When Roy Blunt was elected to a leadership position in the Senate, he offered Ponnuru a job. “It was a great experience, and I enjoyed the jack-of-all-trades role I was able to play there—including a detail of several months working for the Republican Leader’s office,” she says. But Kate O’Beirne called again. O’Beirne was now working as an adviser to YG Network. She wanted Ponnuru to join her as the fledgling organization’s policy director. Ponnuru accepted the job. “I saw it as an opportunity to collaborate on a new, creative conservative policy agenda to address the concerns of middle-class voters,” she says.

While she is an advisor to the Jeb Bush presidential campaign, where she works primarily on domestic policy and conservative coalitions, Ponnuru maintains her role at CRN. Over the next few months, CRN will release a series of nineteen short briefing books as part of Room to Grow: A Series. They will deal with how to encourage start-ups, make higher education affordable, promote energy development while protecting the environment, reform the criminal justice system, retirement, and a variety of other issues. “They’re gorgeous books—all free of charge—and I’m proud to be publishing them,” she says. The first installment is currently available in print and online.

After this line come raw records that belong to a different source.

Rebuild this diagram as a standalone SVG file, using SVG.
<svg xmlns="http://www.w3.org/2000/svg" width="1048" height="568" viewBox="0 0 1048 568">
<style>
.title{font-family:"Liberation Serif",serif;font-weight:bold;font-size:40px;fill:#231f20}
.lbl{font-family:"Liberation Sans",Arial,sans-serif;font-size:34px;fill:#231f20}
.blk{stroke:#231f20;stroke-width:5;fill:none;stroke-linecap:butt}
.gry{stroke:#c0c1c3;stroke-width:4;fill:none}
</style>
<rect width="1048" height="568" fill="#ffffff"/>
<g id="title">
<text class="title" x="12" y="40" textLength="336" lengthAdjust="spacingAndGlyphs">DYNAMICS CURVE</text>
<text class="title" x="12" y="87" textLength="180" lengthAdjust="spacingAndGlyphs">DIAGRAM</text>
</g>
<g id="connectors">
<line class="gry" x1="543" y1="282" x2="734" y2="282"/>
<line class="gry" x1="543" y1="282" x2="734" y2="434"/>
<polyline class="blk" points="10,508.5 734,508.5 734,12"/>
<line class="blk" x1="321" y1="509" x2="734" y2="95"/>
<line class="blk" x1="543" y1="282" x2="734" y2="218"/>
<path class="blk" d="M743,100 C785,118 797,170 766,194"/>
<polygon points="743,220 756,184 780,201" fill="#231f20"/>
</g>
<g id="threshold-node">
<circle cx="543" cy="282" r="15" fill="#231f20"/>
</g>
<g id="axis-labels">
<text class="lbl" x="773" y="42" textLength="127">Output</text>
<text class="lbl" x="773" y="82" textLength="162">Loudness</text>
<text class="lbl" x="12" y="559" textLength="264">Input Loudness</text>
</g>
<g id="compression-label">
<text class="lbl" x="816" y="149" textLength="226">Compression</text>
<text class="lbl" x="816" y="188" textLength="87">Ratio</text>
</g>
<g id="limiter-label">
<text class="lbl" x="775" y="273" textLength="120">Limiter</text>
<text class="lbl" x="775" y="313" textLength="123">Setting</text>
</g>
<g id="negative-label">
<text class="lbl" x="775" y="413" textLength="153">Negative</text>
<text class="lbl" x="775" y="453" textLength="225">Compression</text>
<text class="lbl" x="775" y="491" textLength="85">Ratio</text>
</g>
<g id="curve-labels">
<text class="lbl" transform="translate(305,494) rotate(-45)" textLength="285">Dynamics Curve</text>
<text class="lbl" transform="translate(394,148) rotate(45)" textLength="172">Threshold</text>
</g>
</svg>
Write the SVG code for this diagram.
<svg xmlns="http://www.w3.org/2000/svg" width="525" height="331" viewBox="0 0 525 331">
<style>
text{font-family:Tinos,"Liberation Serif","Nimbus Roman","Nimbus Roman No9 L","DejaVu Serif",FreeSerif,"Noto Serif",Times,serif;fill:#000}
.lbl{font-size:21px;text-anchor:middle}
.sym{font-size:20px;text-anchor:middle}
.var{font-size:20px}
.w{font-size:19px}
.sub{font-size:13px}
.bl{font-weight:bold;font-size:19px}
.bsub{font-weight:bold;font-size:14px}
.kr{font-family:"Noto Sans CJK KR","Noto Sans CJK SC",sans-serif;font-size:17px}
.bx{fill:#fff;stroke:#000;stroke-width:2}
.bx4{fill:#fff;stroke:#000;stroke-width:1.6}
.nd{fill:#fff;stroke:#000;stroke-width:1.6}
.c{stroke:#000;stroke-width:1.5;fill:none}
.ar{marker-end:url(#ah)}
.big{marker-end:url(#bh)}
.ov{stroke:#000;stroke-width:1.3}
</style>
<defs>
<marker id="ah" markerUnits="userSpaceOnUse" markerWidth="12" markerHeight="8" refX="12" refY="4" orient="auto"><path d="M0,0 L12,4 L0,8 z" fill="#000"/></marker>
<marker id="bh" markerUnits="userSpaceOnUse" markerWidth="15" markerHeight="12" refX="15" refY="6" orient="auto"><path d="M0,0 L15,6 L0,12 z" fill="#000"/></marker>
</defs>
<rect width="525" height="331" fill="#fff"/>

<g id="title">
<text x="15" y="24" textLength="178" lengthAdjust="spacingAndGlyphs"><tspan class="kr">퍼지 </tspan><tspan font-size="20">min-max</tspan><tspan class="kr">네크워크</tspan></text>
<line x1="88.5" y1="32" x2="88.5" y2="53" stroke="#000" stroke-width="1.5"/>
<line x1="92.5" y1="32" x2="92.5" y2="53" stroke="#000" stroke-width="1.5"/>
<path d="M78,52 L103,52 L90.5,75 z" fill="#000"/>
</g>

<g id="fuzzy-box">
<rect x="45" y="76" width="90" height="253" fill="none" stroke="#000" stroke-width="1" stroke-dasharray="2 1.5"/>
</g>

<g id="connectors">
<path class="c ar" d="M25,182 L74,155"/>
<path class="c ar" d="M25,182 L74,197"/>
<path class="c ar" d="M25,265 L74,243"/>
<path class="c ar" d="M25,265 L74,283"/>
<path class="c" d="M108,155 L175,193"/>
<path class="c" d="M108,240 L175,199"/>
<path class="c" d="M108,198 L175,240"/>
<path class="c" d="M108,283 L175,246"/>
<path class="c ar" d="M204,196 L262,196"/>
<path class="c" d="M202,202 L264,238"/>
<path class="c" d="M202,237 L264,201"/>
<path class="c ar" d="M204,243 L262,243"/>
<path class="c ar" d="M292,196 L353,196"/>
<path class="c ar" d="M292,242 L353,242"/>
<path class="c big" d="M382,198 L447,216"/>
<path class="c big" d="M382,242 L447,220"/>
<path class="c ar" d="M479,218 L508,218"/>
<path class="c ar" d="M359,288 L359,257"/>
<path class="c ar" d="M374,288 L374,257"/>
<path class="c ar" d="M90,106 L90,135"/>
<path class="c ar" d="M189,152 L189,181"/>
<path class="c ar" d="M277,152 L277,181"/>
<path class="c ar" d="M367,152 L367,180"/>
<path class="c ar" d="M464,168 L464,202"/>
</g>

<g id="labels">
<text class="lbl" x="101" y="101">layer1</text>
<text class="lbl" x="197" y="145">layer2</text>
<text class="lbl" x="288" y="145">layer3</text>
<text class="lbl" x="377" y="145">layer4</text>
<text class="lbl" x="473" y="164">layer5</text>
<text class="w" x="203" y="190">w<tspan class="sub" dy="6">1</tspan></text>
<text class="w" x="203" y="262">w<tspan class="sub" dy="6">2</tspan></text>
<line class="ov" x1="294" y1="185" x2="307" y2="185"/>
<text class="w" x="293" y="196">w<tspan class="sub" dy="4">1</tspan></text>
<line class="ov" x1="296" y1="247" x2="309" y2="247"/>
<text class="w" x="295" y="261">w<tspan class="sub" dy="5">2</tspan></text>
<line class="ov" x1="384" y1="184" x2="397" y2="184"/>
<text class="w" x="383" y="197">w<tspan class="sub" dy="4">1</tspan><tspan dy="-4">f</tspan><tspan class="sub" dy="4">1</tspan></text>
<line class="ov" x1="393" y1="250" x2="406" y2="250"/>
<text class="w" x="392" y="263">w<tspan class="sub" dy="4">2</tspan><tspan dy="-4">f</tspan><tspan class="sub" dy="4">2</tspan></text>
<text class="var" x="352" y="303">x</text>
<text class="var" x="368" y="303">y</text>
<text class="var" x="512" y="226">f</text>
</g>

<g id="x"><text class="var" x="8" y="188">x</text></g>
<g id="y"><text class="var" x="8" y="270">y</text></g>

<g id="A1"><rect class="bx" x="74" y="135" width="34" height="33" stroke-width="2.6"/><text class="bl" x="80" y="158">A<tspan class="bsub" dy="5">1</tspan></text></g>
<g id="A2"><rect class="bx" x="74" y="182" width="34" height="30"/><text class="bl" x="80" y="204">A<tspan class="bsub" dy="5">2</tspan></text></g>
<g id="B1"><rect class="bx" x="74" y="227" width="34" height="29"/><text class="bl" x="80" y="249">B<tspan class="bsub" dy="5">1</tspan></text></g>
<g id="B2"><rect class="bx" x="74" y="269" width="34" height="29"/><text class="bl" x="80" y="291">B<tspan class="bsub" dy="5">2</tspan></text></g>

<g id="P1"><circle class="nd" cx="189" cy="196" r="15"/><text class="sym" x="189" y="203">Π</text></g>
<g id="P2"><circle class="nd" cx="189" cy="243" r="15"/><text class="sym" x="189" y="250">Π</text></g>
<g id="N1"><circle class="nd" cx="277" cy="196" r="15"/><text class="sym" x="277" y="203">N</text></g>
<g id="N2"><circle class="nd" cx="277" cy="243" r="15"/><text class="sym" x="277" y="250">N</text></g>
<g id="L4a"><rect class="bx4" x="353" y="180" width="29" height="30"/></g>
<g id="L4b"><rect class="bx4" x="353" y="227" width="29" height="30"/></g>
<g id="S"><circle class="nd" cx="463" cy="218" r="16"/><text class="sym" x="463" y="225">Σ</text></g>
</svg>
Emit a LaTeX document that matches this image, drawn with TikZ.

Ponnuru’s path to the hurly-burly of politics and policy began in Scottsdale, Arizona, where she grew up as one of four children to an entrepreneurial father who ran his own small architectural firm and a mother who was a homemaker “and a terrific cook.” Amber Schwartz, IWF Director of Outreach, is Ponnuru’s sister. It sounds like an all-American upbringing with an emphasis on graciousness and ideas.

“My parents entertained a lot and we always had people over talking late into the evenings,” she recalls, “and I was one of those kids who stuck around the dinner table listening to the adults. I was captain of the debate team at my large public high school, and applied to only one college, Liberty University (which was strongly encouraged by my evangelical parents) because it had a terrific debate team. I graduated from college in three years, and headed off to the University of London for a Master’s degree in legal and political theory, which I completed a year later. At the ripe age of 22, I moved to Washington, got married at 24, and had my first baby at 27. It seems like a bit of a whirlwind in retrospect.

“My parents taught me a lot of things that are tremendously important—about love and faith and family and work—but they also taught me some practical things, like how to comfortably entertain people in my home and how to celebrate the important things in life, even if they seem small to others,” Ponnuru says. “I’m grateful to have had Southern parents who knew the value of hospitality and the celebration of everyday life, and who passed those traditions on to their children.

“I wasn’t a terribly conscientious student—always rushing to finish a homework assignment or a term paper or cram before an exam—so I didn’t really learn how to work hard until I got my first job. Now with a husband, two kids, and two jobs, I’ve never worked harder in my life. Washington is a pretty fast-paced town, and I know I’ve chosen a competitive field. It’s a great time in my life. Nonetheless, I’m hoping my next decade might be a bit less exhausting!”

She and her husband Ramesh Ponnuru, an editor at National Review, whom she met at a wedding in 2000, have two daughters, Mary Lakshmi, 10, and Elizabeth “Betsy” Vimala, 5. She is asked for some advice on work-life balance for IWF readers. “Tips for work-life balance?” she jokes. “I would love some! I’m still trying to figure it out. Ramesh and I have five employers between us. I know that I couldn’t do half of what I do without the support of my amazing husband, sister, and parents. So my advice is to marry an incredibly supportive, patient guy and then convince most of your family to move across the country and settle within a five-mile radius of you. (Yes, I did those things.)”

And the Washington policy community is glad that she did!